Jika kita melihat sejarahnya pada tahun 1970 an
PLN LMK (sekarang PLN Litbang) telah mendesain PLTM-PLTM, dan PLTM tersebut
difabrikasi oleh industri dalam negri. Jumlah PLTM terpasang hasil desain
PLN-JTK sebanyak 16 PLTM
dengan kapasitas sampai 1.860 HP.
Dengan pengalaman melaksanakan desain, serta
supervisi produksinya sampai konstruksinya dengan kapasitas daya sebesar 1.860
HP tersebut, kiranya tidak akan ada kesulitan bagi PLN Litbang untuk
melaksanakan desain Turbin Generator sampai kapasitas 5 MW atau lebih per
unitnya.
Sedangkan untuk proses manufaktur turbin dan
generator PLTA dengan kapasitas 5 MW atau lebih tersebut pilihannya akan lebih
banyak lagi. Manufaktur turbin sebagai komponen terpenting pada PLTA tersebut
dapat dilakukan oleh PLN Pusharlis yang memiliki kapasitas fabrikasi yang
lengkap di Dayeuh Kolot.
Komponen-komponen lain yang membentuk sistem
elektro-mekanik PLTA, misalnya generator sampai kapasitas 5 MW juga telah dapat
diproduksi oleh banyak perusahaan di dalam negri. Untuk trafo tenaga
pilihan juga lebih banyak lagi karena bahkan sampai 60 MVA telah banyak
diproduksi di dalam negri. Demikian juga halnya dengan peralatan listrik dan
kontrol. Sedangkan untuk pekerjaan metal (metal-work), yaitu pipa pesat
dan pintu air, sampai PLTA besar telah diproduksi di dalam negri.
Aspek
Ekonomi
Pembangunan pembangkit listrik, termasuk juga PLTA akan melibatkan kegiatan
ekonomi yang luas. Untuk itu diharapkan agar potensi tersebut dapat
dimanfaatkan seluas-luasnya untuk menggerakkan perekonomian dalam negri, yaitu dengan memanfaatkan
produsen peralatan dari dalam negri.
Kalau kita asumsikan secara rata-rata untuk
membangun suatu PLTA membutuhkan biaya sebesar 1,8 Juta US$ per Mega Watt, maka
untuk membangun PLTA sebesar 579,2 MW akan melibatkan dana sebesar 1.042 Juta
US$ atau sebesar Rp 10, 42 Triliun
dengan kurs 1 US$ sama dengan Rp 10.000,-.
Dari sisi pembiayaan, selama ini yang menjadi
faktor sehingga berbagai PLTA yang dibangun di Indonesia merupakan produksi
luar negri, bahkan untuk Mikrohidro sekalipun, adalah karena sumber dananya
merupakan pinjaman atau credit dari negara asing.

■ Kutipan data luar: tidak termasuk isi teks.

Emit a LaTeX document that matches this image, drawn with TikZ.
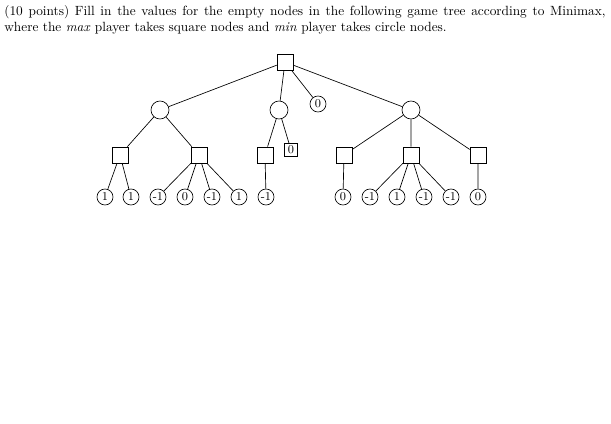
\documentclass[tikz,border=0pt]{standalone}
\begin{document}
\begin{tikzpicture}[x=0.75pt,y=-0.75pt,
  sq/.style={draw,minimum size=12pt,inner sep=0pt},
  sqv/.style={draw,minimum size=9.5pt,inner sep=1pt,font=\small},
  ci/.style={draw,circle,minimum size=13.5pt,inner sep=0pt},
  lf/.style={draw,circle,minimum size=12pt,inner sep=0pt,font=\small},
  every path/.style={line width=0.5pt}]
\useasboundingbox (0,0) rectangle (611,424);
\node[anchor=north west,text width=451pt,align=justify,inner sep=0pt] (t) at (4,5)
 {(10 points) Fill in the values for the empty nodes in the following game tree according to Minimax,\linebreak
 where the \emph{max} player takes square nodes and \emph{min} player takes circle nodes.};
\node[sq] (r) at (285,62) {};
\node[ci] (a) at (160,110) {};
\node[ci] (b) at (279,110) {};
\node[lf] (c) at (318,104) {0};
\node[ci] (d) at (411,110) {};
\draw (r)--(a) (r)--(b) (r)--(c) (r)--(d);
\node[sq] (a1) at (120,155) {};
\node[sq] (a2) at (199,155) {};
\node[sq] (b1) at (265,155) {};
\node[sqv] (b2) at (291,150) {0};
\node[sq] (d1) at (344,155) {};
\node[sq] (d2) at (411,155) {};
\node[sq] (d3) at (478,155) {};
\draw (a)--(a1) (a)--(a2) (b)--(b1) (b)--(b2) (d)--(d1) (d)--(d2) (d)--(d3);
\node[lf] (l1) at (105,197) {1};
\node[lf] (l2) at (131,197) {1};
\node[lf] (l3) at (158,197) {-1};
\node[lf] (l4) at (185,197) {0};
\node[lf] (l5) at (212,197) {-1};
\node[lf] (l6) at (239,197) {1};
\node[lf] (l7) at (266,197) {-1};
\node[lf] (l8) at (343,197) {0};
\node[lf] (l9) at (370,197) {-1};
\node[lf] (l10) at (397,197) {1};
\node[lf] (l11) at (424,197) {-1};
\node[lf] (l12) at (451,197) {-1};
\node[lf] (l13) at (478,197) {0};
\draw (a1)--(l1) (a1)--(l2) (a2)--(l3) (a2)--(l4) (a2)--(l5) (a2)--(l6) (b1)--(l7)
 (d1)--(l8) (d2)--(l9) (d2)--(l10) (d2)--(l11) (d2)--(l12) (d3)--(l13);
\end{tikzpicture}
\end{document}
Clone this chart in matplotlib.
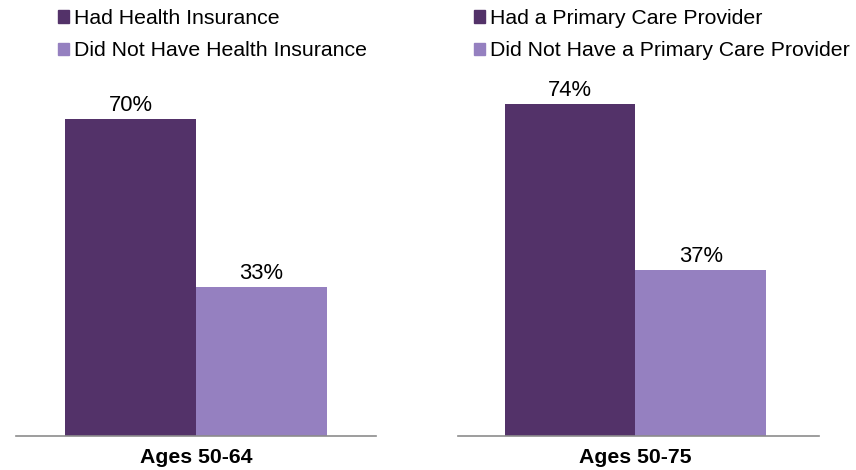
import matplotlib
matplotlib.use("Agg")
import matplotlib.pyplot as plt
from matplotlib.patches import Patch

plt.rcParams['font.family'] = ['Liberation Sans', 'DejaVu Sans']

# datos
grupos = ["Ages 50-64", "Ages 50-75"]
leyendas = [
    ["Had Health Insurance", "Did Not Have Health Insurance"],
    ["Had a Primary Care Provider", "Did Not Have a Primary Care Provider"],
]
con = [70, 74]
sin = [33, 37]

oscuro = "#533269"
claro = "#9580c0"

fig = plt.figure(figsize=(8.56, 4.70), dpi=100)
W, H = 856, 470

# (izq, der, xlim izq, xlim der, px por %, x leyenda)
paneles = [(16, 376, -1.377, 1.377, 4.53, 58),
           (458, 819, -1.36, 1.406, 4.49, 474)]
for i, (x0, x1, xl, xr, esc, lx) in enumerate(paneles):
    ax = fig.add_axes([x0 / W, 34 / H, (x1 - x0) / W, 356 / H])
    ax.bar([-0.5, 0.5], [con[i], sin[i]], width=1.0, color=[oscuro, claro])
    ax.set_xlim(xl, xr)
    ax.set_ylim(0, 356 / esc)
    for xi, v in zip([-0.5, 0.5], [con[i], sin[i]]):
        ax.annotate(f"{v}%", (xi, v), xytext=(0, 2), textcoords="offset points",
                    ha="center", va="bottom", fontsize=15.8)
    for s in ["top", "right", "left"]:
        ax.spines[s].set_visible(False)
    ax.spines["bottom"].set_color("#8c8c8c")
    ax.spines["bottom"].set_linewidth(1.2)
    ax.set_yticks([])
    ax.set_xticks([0])
    ax.set_xticklabels([grupos[i]], fontsize=15.3, fontweight="bold")
    ax.tick_params(axis="x", length=0, pad=8.5)

    handles = [Patch(color=oscuro), Patch(color=claro)]
    fig.legend(handles, leyendas[i], loc="upper left",
               bbox_to_anchor=(lx / W, 1 - 9 / H), frameon=False,
               fontsize=15.3, handlelength=0.5, handleheight=0.5,
               handletextpad=0.25, labelspacing=0.63, borderaxespad=0,
               borderpad=0)

fig.savefig("out.png", dpi=100)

Padahal dari sisi harga
produksi asing yang dibiayai oleh pinjaman luar negri tersebut sangat mahal
dibandingkan dengan biaya jika peralatan yang sama diproduksi di dalam negri.

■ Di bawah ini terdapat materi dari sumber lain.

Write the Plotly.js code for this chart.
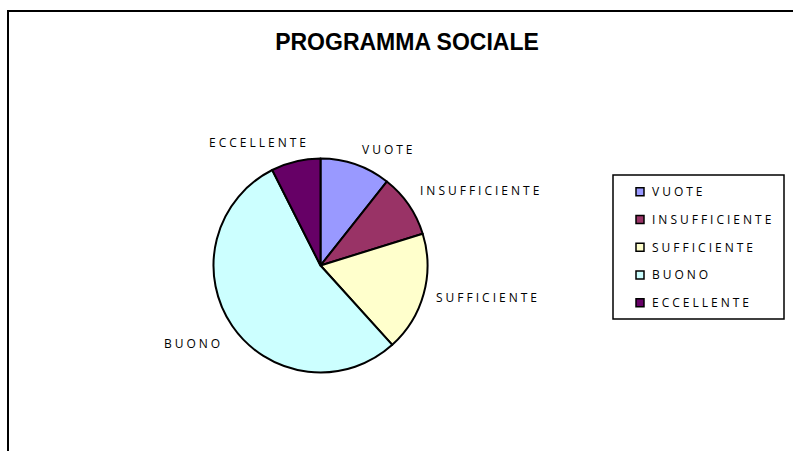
<!DOCTYPE html>
<html>
<head>
<meta charset="utf-8">
<script src="https://cdn.plot.ly/plotly-3.0.1.min.js"></script>
<style>
html,body{margin:0;padding:0;background:#fff;}
#chart{width:793px;height:451px;}
.annotation-text{letter-spacing:3px;}
</style>
</head>
<body>
<div id="chart"></div>
<script>
// Data
const categories = ["VUOTE", "INSUFFICIENTE", "SUFFICIENTE", "BUONO", "ECCELLENTE"];
const values = [10, 9, 17, 51, 7];
const colors = ["#9999FF", "#993366", "#FFFFCC", "#CCFFFF", "#660066"];
const chartTitle = "PROGRAMMA SOCIALE";

// Layout constants (pixels)
const W = 793, H = 451;
const cx = 320.5, cy = 265.5, R = 107;
const px = x => x / W;
const py = y => 1 - y / H;

// Slice label positions (pixel centers)
const labelPos = [[389, 150], [481, 190], [488, 297], [193, 343], [259, 142]];
// Legend geometry
const legBox = {x0: 613, y0: 175, x1: 784, y1: 319};
const legY0 = 191.7, legStep = 27.75, legSqX = 636, legSq = 8, legTextX = 650;

const trace = {
  type: "pie",
  labels: categories,
  values: values,
  sort: false,
  direction: "clockwise",
  rotation: 0,
  marker: {colors: colors, line: {color: "#000", width: 2}},
  textinfo: "none",
  hoverinfo: "label+value+percent",
  domain: {x: [px(cx - R), px(cx + R)], y: [py(cy + R), py(cy - R)]},
  showlegend: false
};

const labelFont = {family: "Open Sans, sans-serif", size: 12, color: "#000"};

const annotations = categories.map((c, i) => ({
  text: c, xref: "paper", yref: "paper",
  x: px(labelPos[i][0]), y: py(labelPos[i][1]),
  xanchor: "center", yanchor: "middle", showarrow: false,
  font: labelFont
}));

const shapes = [{
  type: "rect", xref: "paper", yref: "paper",
  x0: px(8), x1: 1.05, y0: -0.05, y1: py(11),
  line: {color: "#000", width: 2}, fillcolor: "rgba(0,0,0,0)"
}, {
  type: "rect", xref: "paper", yref: "paper",
  x0: px(legBox.x0), x1: px(legBox.x1), y0: py(legBox.y1), y1: py(legBox.y0),
  line: {color: "#000", width: 1.5}, fillcolor: "rgba(0,0,0,0)"
}];

categories.forEach((c, i) => {
  const yc = legY0 + i * legStep;
  shapes.push({
    type: "rect", xref: "paper", yref: "paper",
    x0: px(legSqX), x1: px(legSqX + legSq),
    y0: py(yc + legSq / 2), y1: py(yc - legSq / 2),
    fillcolor: colors[i], line: {color: "#000", width: 1.5}
  });
  annotations.push({
    text: c, xref: "paper", yref: "paper",
    x: px(legTextX), y: py(yc),
    xanchor: "left", yanchor: "middle", showarrow: false,
    font: labelFont
  });
});

const layout = {
  width: W, height: H,
  margin: {l: 0, r: 0, t: 0, b: 0},
  paper_bgcolor: "#fff",
  title: {
    text: "<b>" + chartTitle + "</b>",
    font: {family: "Liberation Sans, Arial, sans-serif", size: 23, color: "#000"},
    x: px(407), xanchor: "center",
    y: py(42), yanchor: "middle", xref: "paper", yref: "container"
  },
  showlegend: false,
  shapes: shapes,
  annotations: annotations
};

Plotly.newPlot("chart", [trace], layout, {displayModeBar: false, staticPlot: true});
</script>
</body>
</html>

Mengacu pada pola pembiayaan pada proyek
percepatan pembangunan pembangkit 10.000 MW tahap pertama, dimana pembiayaannya
sebagian besar berasal dari konsorsium bank-bank nasional, maka impian untuk
dapat membangun PLTA Skala Menengah dari pabrikan dalam negri merupakan suatu
keharusan. Bahkan untuk berbagai PLTA Skala Besar juga bukan hal yang mustahil. Karena secara
teknis kita mampu dan secara ekonomis juga layak.